▶ [DATA LISTING]:
----------------------------------------

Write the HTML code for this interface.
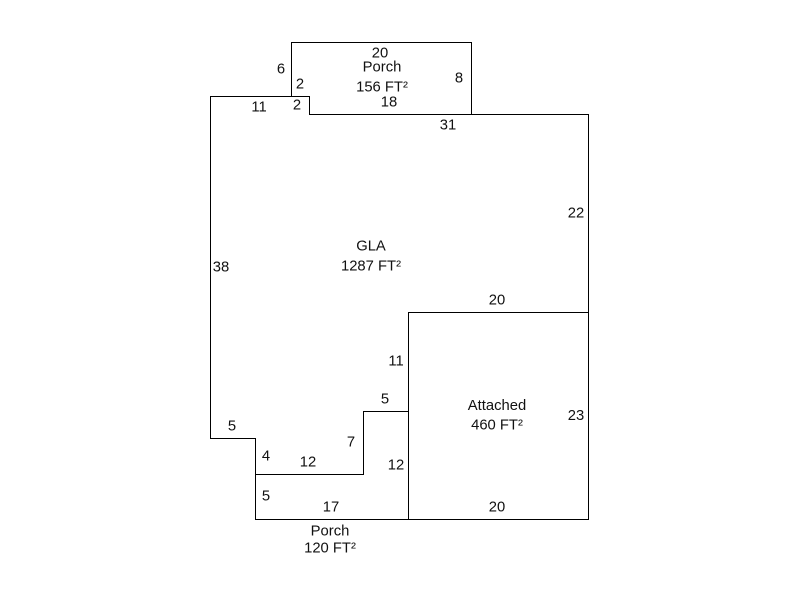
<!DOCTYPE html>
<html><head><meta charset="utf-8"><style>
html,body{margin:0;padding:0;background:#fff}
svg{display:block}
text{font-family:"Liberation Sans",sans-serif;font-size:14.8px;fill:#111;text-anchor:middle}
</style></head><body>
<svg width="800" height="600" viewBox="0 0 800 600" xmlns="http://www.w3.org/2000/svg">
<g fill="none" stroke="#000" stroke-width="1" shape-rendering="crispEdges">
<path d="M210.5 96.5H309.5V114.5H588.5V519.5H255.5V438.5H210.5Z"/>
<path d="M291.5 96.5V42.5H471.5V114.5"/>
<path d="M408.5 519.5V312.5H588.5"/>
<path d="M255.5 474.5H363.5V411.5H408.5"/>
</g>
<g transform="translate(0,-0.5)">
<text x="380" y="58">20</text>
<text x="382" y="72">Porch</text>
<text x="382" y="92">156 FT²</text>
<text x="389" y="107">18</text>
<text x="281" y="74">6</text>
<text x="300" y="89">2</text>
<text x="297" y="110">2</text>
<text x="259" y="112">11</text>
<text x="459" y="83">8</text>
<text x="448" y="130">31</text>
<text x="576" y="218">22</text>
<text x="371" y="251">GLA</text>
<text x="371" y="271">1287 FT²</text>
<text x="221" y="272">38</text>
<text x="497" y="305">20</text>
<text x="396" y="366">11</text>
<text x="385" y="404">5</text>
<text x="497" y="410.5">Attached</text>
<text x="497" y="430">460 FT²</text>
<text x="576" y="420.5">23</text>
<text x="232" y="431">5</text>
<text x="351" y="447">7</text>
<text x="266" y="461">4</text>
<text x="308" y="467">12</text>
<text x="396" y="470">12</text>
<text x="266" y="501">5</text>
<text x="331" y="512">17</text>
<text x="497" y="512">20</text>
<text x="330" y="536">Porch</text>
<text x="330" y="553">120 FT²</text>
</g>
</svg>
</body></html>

----------------------------------------

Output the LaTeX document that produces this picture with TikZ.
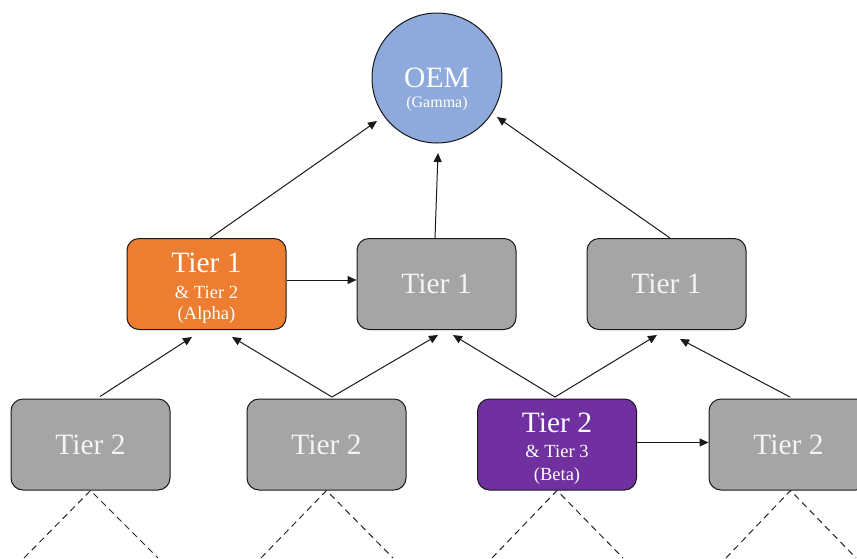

----------------------------------------

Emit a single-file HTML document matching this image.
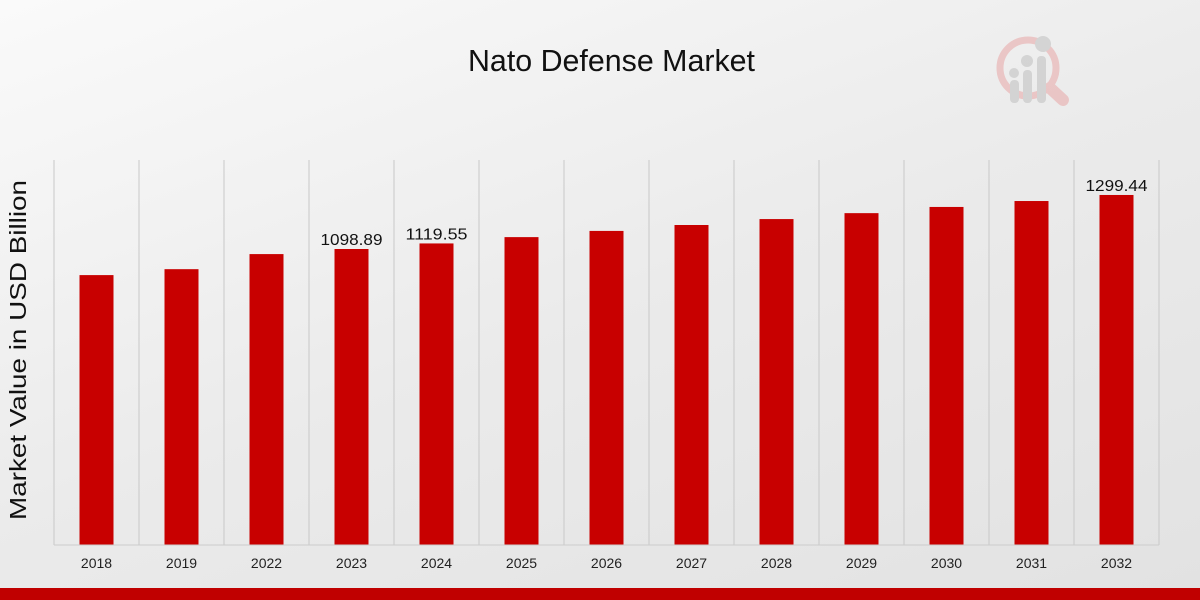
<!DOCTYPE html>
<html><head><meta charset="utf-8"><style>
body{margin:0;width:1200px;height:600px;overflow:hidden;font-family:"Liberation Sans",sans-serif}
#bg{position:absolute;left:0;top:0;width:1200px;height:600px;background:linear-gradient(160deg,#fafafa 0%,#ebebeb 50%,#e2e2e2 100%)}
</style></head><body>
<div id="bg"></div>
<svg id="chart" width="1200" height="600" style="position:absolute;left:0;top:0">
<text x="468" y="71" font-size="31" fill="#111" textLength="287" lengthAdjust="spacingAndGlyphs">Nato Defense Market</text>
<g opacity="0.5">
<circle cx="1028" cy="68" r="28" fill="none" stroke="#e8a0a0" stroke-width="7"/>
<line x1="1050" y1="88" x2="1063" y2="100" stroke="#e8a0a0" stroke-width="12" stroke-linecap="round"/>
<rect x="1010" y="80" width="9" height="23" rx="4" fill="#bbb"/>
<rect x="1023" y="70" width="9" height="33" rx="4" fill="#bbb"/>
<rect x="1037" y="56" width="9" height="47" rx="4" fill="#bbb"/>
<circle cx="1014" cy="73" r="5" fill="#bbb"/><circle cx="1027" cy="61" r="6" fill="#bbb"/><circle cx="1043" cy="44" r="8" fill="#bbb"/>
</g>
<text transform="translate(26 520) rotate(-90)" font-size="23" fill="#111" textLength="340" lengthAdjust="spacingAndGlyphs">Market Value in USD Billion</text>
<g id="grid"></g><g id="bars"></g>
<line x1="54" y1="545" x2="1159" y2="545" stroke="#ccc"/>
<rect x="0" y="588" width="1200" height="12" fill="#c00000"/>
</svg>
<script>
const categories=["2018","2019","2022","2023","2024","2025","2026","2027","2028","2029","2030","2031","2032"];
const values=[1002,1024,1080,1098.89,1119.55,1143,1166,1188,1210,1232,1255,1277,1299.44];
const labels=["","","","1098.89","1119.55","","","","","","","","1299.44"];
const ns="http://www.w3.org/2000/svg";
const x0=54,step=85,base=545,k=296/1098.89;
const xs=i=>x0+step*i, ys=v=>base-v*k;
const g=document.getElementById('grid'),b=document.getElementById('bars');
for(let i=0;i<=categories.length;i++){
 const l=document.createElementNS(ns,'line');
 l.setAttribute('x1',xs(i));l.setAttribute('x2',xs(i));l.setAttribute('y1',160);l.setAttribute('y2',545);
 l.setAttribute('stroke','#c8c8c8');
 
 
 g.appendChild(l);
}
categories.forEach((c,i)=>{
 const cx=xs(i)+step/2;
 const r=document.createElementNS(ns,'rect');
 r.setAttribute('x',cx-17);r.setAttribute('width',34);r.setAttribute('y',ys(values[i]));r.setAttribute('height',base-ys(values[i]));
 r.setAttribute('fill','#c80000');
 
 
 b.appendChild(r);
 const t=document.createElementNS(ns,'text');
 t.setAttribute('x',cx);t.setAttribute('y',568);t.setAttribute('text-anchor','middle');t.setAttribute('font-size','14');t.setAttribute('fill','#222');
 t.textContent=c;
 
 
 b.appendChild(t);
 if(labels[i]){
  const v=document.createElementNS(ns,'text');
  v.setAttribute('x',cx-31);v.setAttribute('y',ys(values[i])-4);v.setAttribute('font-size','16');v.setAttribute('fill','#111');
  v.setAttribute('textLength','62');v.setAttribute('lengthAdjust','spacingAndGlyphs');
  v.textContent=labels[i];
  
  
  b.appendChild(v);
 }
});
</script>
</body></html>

----------------------------------------

▶ [TASK PROMPT]:
What is the number of lines above that hold the string "this"? Answer with that number alone.

▶ [COMPLETE OUTPUT]:
3